Deep Dive: How the Court Reached Its Decision
Reasoning Behind the Court's Decision
The court began its reasoning by addressing the defendants' claim of lack of notice regarding Moore's injury and subsequent death. It highlighted that the applicable statute, LSA-R.S. 23:1291, required notice only if the employer had not been informed of the injury. The evidence presented indicated that both members of the defendant partnership were aware that Moore was working on the day of his death and were quickly informed about the incident and its consequences. This knowledge undermined the defendants' argument concerning the lack of notice, as the court concluded that the employers had sufficient awareness of the accident. The court further noted that there was no indication that the defendants were prejudiced by any alleged delay or lack of notice. Therefore, the complaint regarding notice was found to be without merit, allowing the plaintiff's case to proceed.
Demand for Compensation
The court next examined the defendants' assertion that the plaintiff's failure to make a formal demand for compensation precluded her claim. It emphasized that LSA-R.S. 23:1314 required a demand only when the employer had been paying compensation. In this case, the court established that no compensation had been paid, and the defendants did not intend to pay any. The court referenced previous rulings which clarified that the purpose of the statute was to prevent employees from filing suits when compensation was already being paid, not to impose additional barriers on claims where no compensation had been provided.
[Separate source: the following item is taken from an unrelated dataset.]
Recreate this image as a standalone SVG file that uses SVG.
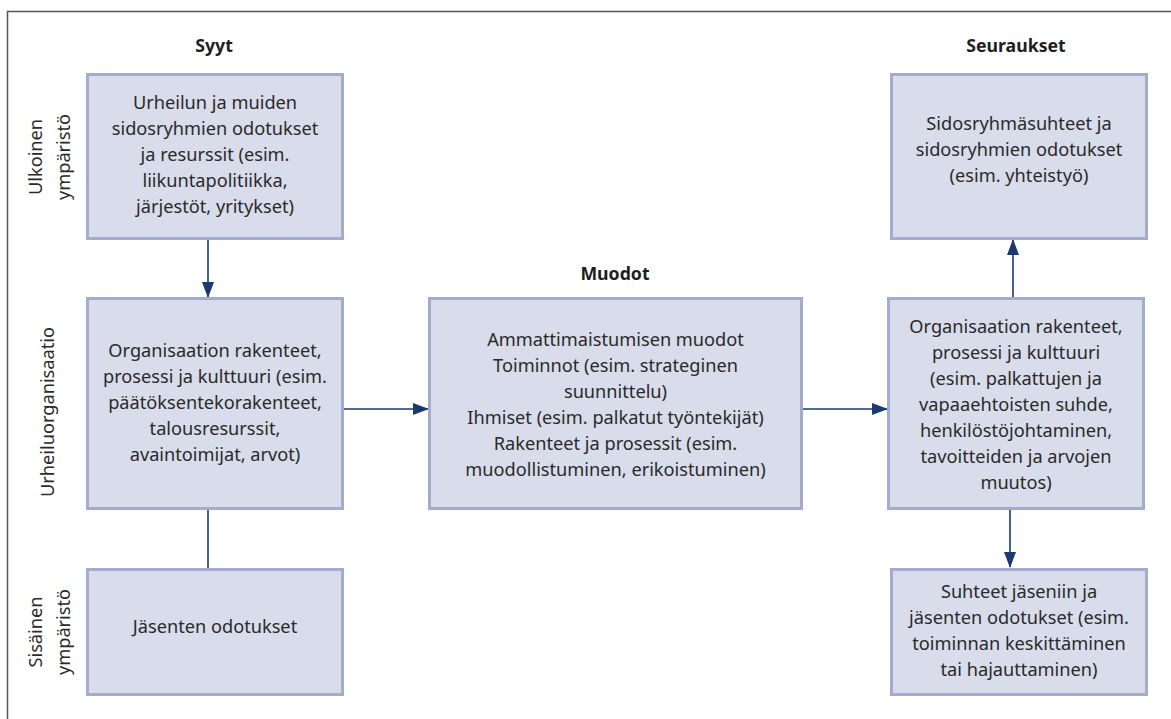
<svg xmlns="http://www.w3.org/2000/svg" width="1171" height="719" viewBox="0 0 1171 719">
<style>
.box{fill:#d9dcea;stroke:#a3acce;stroke-width:3}
.t{font-family:"Noto Sans","Open Sans",sans-serif;font-size:18.2px;fill:#2a2a2a;text-anchor:middle}
.h{font-family:"Noto Sans","Open Sans",sans-serif;font-size:17.7px;font-weight:bold;fill:#1e1e1e;text-anchor:middle}
.c{stroke:#1c3a70;stroke-width:1.6;fill:none}
</style>
<defs>
<marker id="ah" markerWidth="16" markerHeight="12" refX="15" refY="6" orient="auto" markerUnits="userSpaceOnUse">
<path d="M0,0 L16,6 L0,12 Z" fill="#1c3a70"/>
</marker>
</defs>
<rect width="1171" height="719" fill="#ffffff"/>
<path d="M7.5,719 V11.5 H1171" fill="none" stroke="#555" stroke-width="1.5"/>

<g id="headers">
<text class="h" x="214" y="52">Syyt</text>
<text class="h" x="615" y="280">Muodot</text>
<text class="h" x="1016" y="52">Seuraukset</text>
</g>

<g id="side-labels">
<text class="t" transform="translate(42,157) rotate(-90)">Ulkoinen</text>
<text class="t" transform="translate(70,157) rotate(-90)">ympäristö</text>
<text class="t" transform="translate(54,412) rotate(-90)">Urheiluorganisaatio</text>
<text class="t" transform="translate(42,632) rotate(-90)">Sisäinen</text>
<text class="t" transform="translate(70,632) rotate(-90)">ympäristö</text>
</g>

<g id="connectors">
<line class="c" x1="208" y1="239" x2="208" y2="297" marker-end="url(#ah)"/>
<line class="c" x1="208" y1="509" x2="208" y2="568"/>
<line class="c" x1="343" y1="409" x2="428" y2="409" marker-end="url(#ah)"/>
<line class="c" x1="803" y1="409" x2="887" y2="409" marker-end="url(#ah)"/>
<line class="c" x1="1013" y1="297" x2="1013" y2="240" marker-end="url(#ah)"/>
<line class="c" x1="1010" y1="509" x2="1010" y2="567" marker-end="url(#ah)"/>
</g>

<g id="n-ulkoinen">
<rect class="box" x="87.5" y="74.5" width="255" height="164"/>
<text class="t" x="215" y="109">Urheilun ja muiden</text>
<text class="t" x="215" y="135">sidosryhmien odotukset</text>
<text class="t" x="215" y="161">ja resurssit (esim.</text>
<text class="t" x="215" y="187">liikuntapolitiikka,</text>
<text class="t" x="215" y="213">järjestöt, yritykset)</text>
</g>

<g id="n-org-syyt">
<rect class="box" x="87.5" y="298.5" width="255" height="210"/>
<text class="t" x="215" y="357">Organisaation rakenteet,</text>
<text class="t" x="215" y="383">prosessi ja kulttuuri (esim.</text>
<text class="t" x="215" y="409">päätöksentekorakenteet,</text>
<text class="t" x="215" y="435">talousresurssit,</text>
<text class="t" x="215" y="461">avaintoimijat, arvot)</text>
</g>

<g id="n-jasenet">
<rect class="box" x="87.5" y="569.5" width="255" height="125"/>
<text class="t" x="215" y="633">Jäsenten odotukset</text>
</g>

<g id="n-muodot">
<rect class="box" x="429.5" y="298.5" width="372" height="210"/>
<text class="t" x="615.5" y="346">Ammattimaistumisen muodot</text>
<text class="t" x="615.5" y="372">Toiminnot (esim. strateginen</text>
<text class="t" x="615.5" y="398">suunnittelu)</text>
<text class="t" x="615.5" y="424">Ihmiset (esim. palkatut työntekijät)</text>
<text class="t" x="615.5" y="450">Rakenteet ja prosessit (esim.</text>
<text class="t" x="615.5" y="476">muodollistuminen, erikoistuminen)</text>
</g>

<g id="n-sidosryhmat">
<rect class="box" x="891.5" y="74.5" width="255" height="164"/>
<text class="t" x="1019" y="130">Sidosryhmäsuhteet ja</text>
<text class="t" x="1019" y="156">sidosryhmien odotukset</text>
<text class="t" x="1019" y="182">(esim. yhteistyö)</text>
</g>

<g id="n-org-seuraukset">
<rect class="box" x="888.5" y="298.5" width="255" height="210"/>
<text class="t" x="1016" y="333">Organisaation rakenteet,</text>
<text class="t" x="1016" y="359">prosessi ja kulttuuri</text>
<text class="t" x="1016" y="385">(esim. palkattujen ja</text>
<text class="t" x="1016" y="411">vapaaehtoisten suhde,</text>
<text class="t" x="1016" y="437">henkilöstöjohtaminen,</text>
<text class="t" x="1016" y="463">tavoitteiden ja arvojen</text>
<text class="t" x="1016" y="489">muutos)</text>
</g>

<g id="n-suhteet">
<rect class="box" x="891.5" y="569.5" width="255" height="125"/>
<text class="t" x="1019" y="598">Suhteet jäseniin ja</text>
<text class="t" x="1019" y="624">jäsenten odotukset (esim.</text>
<text class="t" x="1019" y="650">toiminnan keskittäminen</text>
<text class="t" x="1019" y="676">tai hajauttaminen)</text>
</g>
</svg>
The court noted that even though the defendants successfully disproved the plaintiff's claims regarding amicable demands for payment, this fact was irrelevant. The absence of compensation payments meant that the requirement for a formal demand was inapplicable, thus allowing the plaintiff to proceed with her claim.
Relevance of Previous Jurisprudence
The court also discussed previous cases that provided context for interpreting the statute in question. It referred to *Thornton v. E.I. du Pont de Nemours Co.* and *D'Antoni v. Employers' Liability Assurance Corporation*, which established that allegations of non-payment were sufficient to avoid a plea of prematurity. The court reiterated that the purpose of the statute was to allow for summary dismissal only when an employer was paying compensation, which was not the case here. The court clarified that the statutory requirement was not intended to burden plaintiffs with the need for formal demands where no compensation was being paid. This understanding of the statutory framework reinforced the court's conclusion that the plea of prematurity had been improperly sustained.
Conclusion and Remand
Ultimately, the court found that the plea of prematurity was incorrectly sustained, leading to the reversal of the lower court's judgment. It determined that the plaintiff's allegations of non-payment were valid and sufficient for her to pursue her claim for workmen's compensation. The court remanded the case to the Eleventh Judicial District Court for further proceedings consistent with its findings. Furthermore, it ordered that the defendants bear the costs associated with the trial of the plea of prematurity and the appeal, emphasizing the need for the case to be heard on its merits. This decision underscored the court’s commitment to ensuring that employees could seek compensation without unnecessary procedural hurdles when their employers had not fulfilled their financial obligations under the law.